* **Request**:
Leave out the pictures, and retype only the lines from the beginning of the material through the line that contains "const captions = ['(a)", including both.

======== Material

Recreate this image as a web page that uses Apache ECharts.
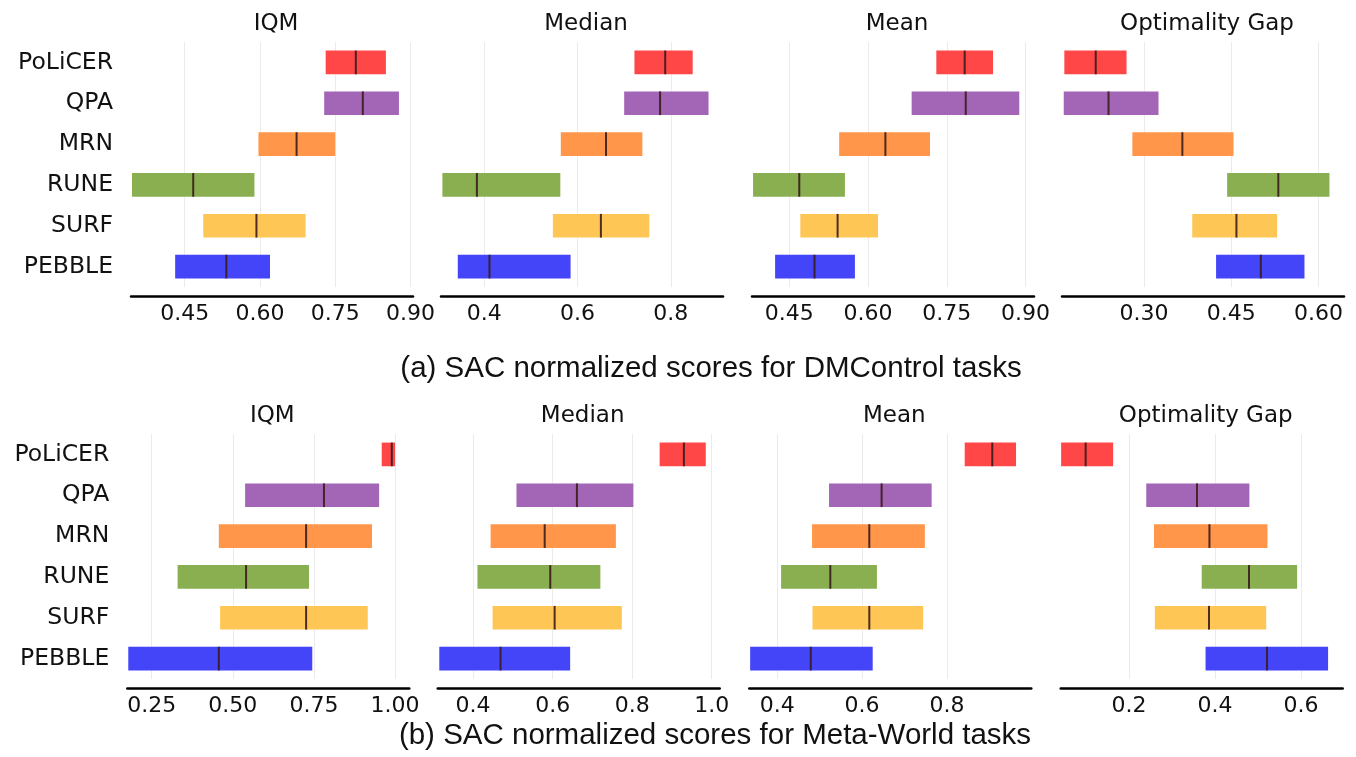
<!DOCTYPE html>
<html>
<head>
<meta charset="utf-8">
<script src="https://cdn.jsdelivr.net/npm/echarts@6/dist/echarts.min.js"></script>
<style>
  html, body { margin: 0; padding: 0; background: #fff; }
  #chart { width: 1356px; height: 757px; }
</style>
</head>
<body>
<div id="chart"></div>
<script>
const methods = ['PoLiCER', 'QPA', 'MRN', 'RUNE', 'SURF', 'PEBBLE']
const colors = ['#ff4343', '#a163b5', '#ff9445', '#87ad4c', '#fec652', '#4040f8']
const metrics = ['IQM', 'Median', 'Mean', 'Optimality Gap']
const captions = ['(a) SAC normalized scores for DMControl tasks', '(b) SAC normalized scores for Meta-World tasks']

// [low, point, high] per method, in methods order
// (a) DMControl
const dmcIqm = [[0.731, 0.791, 0.851], [0.728, 0.805, 0.877], [0.597, 0.673, 0.750], [0.345, 0.467, 0.589], [0.487, 0.593, 0.691], [0.431, 0.533, 0.620]]
const dmcMedian = [[0.722, 0.788, 0.847], [0.700, 0.777, 0.881], [0.564, 0.661, 0.739], [0.310, 0.384, 0.563], [0.547, 0.650, 0.754], [0.343, 0.411, 0.585]]
const dmcMean = [[0.730, 0.784, 0.838], [0.683, 0.786, 0.888], [0.545, 0.633, 0.718], [0.381, 0.469, 0.556], [0.471, 0.542, 0.619], [0.423, 0.498, 0.575]]
const dmcGap = [[0.163, 0.217, 0.270], [0.162, 0.239, 0.325], [0.280, 0.366, 0.454], [0.443, 0.531, 0.619], [0.383, 0.459, 0.529], [0.424, 0.501, 0.576]]
// (b) Meta-World
const mwIqm = [[0.959, 0.990, 1.000], [0.538, 0.781, 0.951], [0.457, 0.726, 0.929], [0.330, 0.541, 0.735], [0.461, 0.726, 0.916], [0.178, 0.457, 0.745]]
const mwMedian = [[0.869, 0.930, 0.985], [0.509, 0.661, 0.803], [0.444, 0.580, 0.759], [0.411, 0.594, 0.720], [0.449, 0.605, 0.774], [0.315, 0.469, 0.644]]
const mwMean = [[0.842, 0.907, 0.963], [0.522, 0.646, 0.764], [0.482, 0.617, 0.748], [0.409, 0.525, 0.635], [0.483, 0.617, 0.744], [0.336, 0.479, 0.625]]
const mwGap = [[0.042, 0.099, 0.163], [0.240, 0.358, 0.480], [0.258, 0.387, 0.522], [0.369, 0.479, 0.591], [0.260, 0.386, 0.519], [0.378, 0.521, 0.663]]

// tick labels for each panel
const dmcTicks = [[0.45, 0.60, 0.75, 0.90], [0.4, 0.6, 0.8], [0.45, 0.60, 0.75, 0.90], [0.30, 0.45, 0.60]]
const mwTicks = [[0.25, 0.50, 0.75, 1.00], [0.4, 0.6, 0.8, 1.0], [0.4, 0.6, 0.8], [0.2, 0.4, 0.6]]
// axis ranges
const dmcRange = [[0.343, 0.905], [0.307, 0.912], [0.379, 0.916], [0.159, 0.644]]
const mwRange = [[0.175, 1.044], [0.311, 1.020], [0.334, 0.999], [0.041, 0.697]]

const rows = [
  { data: [dmcIqm, dmcMedian, dmcMean, dmcGap], ticks: dmcTicks, range: dmcRange, decimals: [2, 1, 2, 2],
    top: 42, lefts: [131, 441, 752, 1062], capX: 706, capY: 349 },
  { data: [mwIqm, mwMedian, mwMean, mwGap], ticks: mwTicks, range: mwRange, decimals: [2, 1, 1, 1],
    top: 434, lefts: [127.3, 437.7, 749.3, 1060.7], capX: 710, capY: 716 }
]

const chart = echarts.init(document.getElementById('chart'))
const grid = [], xAxis = [], yAxis = [], series = [], title = []
const panelW = 282
const panelH = 245

rows.forEach((row, r) => {
  row.data.forEach((panel, p) => {
    const idx = grid.length
    const left = row.lefts[p]
    grid.push({ left: left, top: row.top, width: panelW, height: panelH })
    title.push({
      text: metrics[p],
      left: left + panelW / 2 - 1,
      top: row.top - 34,
      textAlign: 'center',
      textStyle: { fontFamily: 'DejaVu Sans', fontSize: 23, fontWeight: 'normal', color: '#111' }
    })
    const dec = row.decimals[p]
    xAxis.push({
      type: 'value',
      gridIndex: idx,
      min: row.range[p][0],
      max: row.range[p][1],
      offset: 9,
      axisLine: { show: true, lineStyle: { color: '#000', width: 2.5 } },
      axisTick: { show: false, customValues: row.ticks[p] },
      axisLabel: {
        customValues: row.ticks[p],
        formatter: v => v.toFixed(dec),
        fontFamily: 'DejaVu Sans', fontSize: 22, color: '#111', margin: 7
      },
      splitLine: { show: true, lineStyle: { color: '#ebebeb', width: 1 } }
    })
    yAxis.push({
      type: 'category',
      gridIndex: idx,
      data: methods,
      inverse: true,
      axisLine: { show: false },
      axisTick: { show: false },
      axisLabel: {
        show: p === 0,
        fontFamily: 'DejaVu Sans', fontSize: 23.5, color: '#111', margin: 18
      }
    })
    series.push({
      type: 'custom',
      xAxisIndex: idx,
      yAxisIndex: idx,
      silent: true,
      data: panel.map((d, i) => [i, d[0], d[1], d[2]]),
      encode: { y: 0, x: [1, 2, 3] },
      renderItem: (params, api) => {
        const i = api.value(0)
        const lo = api.coord([api.value(1), i])
        const mid = api.coord([api.value(2), i])
        const hi = api.coord([api.value(3), i])
        const h = api.size([0, 1])[1] * 0.58
        return {
          type: 'group',
          children: [
            {
              type: 'rect',
              shape: { x: lo[0], y: lo[1] - h / 2, width: hi[0] - lo[0], height: h },
              style: { fill: colors[i], opacity: 0.98 }
            },
            {
              type: 'line',
              shape: { x1: mid[0], y1: mid[1] - h / 2, x2: mid[0], y2: mid[1] + h / 2 },
              style: { stroke: '#3a1c1c', lineWidth: 2, opacity: 0.9 }
            }
          ]
        }
      }
    })
  })
  title.push({
    text: captions[r],
    left: row.capX,
    top: row.capY,
    textAlign: 'center',
    textStyle: { fontFamily: "'Liberation Sans', sans-serif", fontSize: 29.5, fontWeight: 'normal', color: '#111' }
  })
})

chart.setOption({
  backgroundColor: '#fff',
  animation: false,
  title: title,
  grid: grid,
  xAxis: xAxis,
  yAxis: yAxis,
  series: series
})
</script>
</body>
</html>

================

* **Written response**:
Recreate this image as a web page that uses Apache ECharts.
<!DOCTYPE html>
<html>
<head>
<meta charset="utf-8">
<script src="https://cdn.jsdelivr.net/npm/echarts@6/dist/echarts.min.js"></script>
<style>
  html, body { margin: 0; padding: 0; background: #fff; }
  #chart { width: 1356px; height: 757px; }
</style>
</head>
<body>
<div id="chart"></div>
<script>
const methods = ['PoLiCER', 'QPA', 'MRN', 'RUNE', 'SURF', 'PEBBLE']
const colors = ['#ff4343', '#a163b5', '#ff9445', '#87ad4c', '#fec652', '#4040f8']
const metrics = ['IQM', 'Median', 'Mean', 'Optimality Gap']
const captions = ['(a) SAC normalized scores for DMControl tasks', '(b) SAC normalized scores for Meta-World tasks']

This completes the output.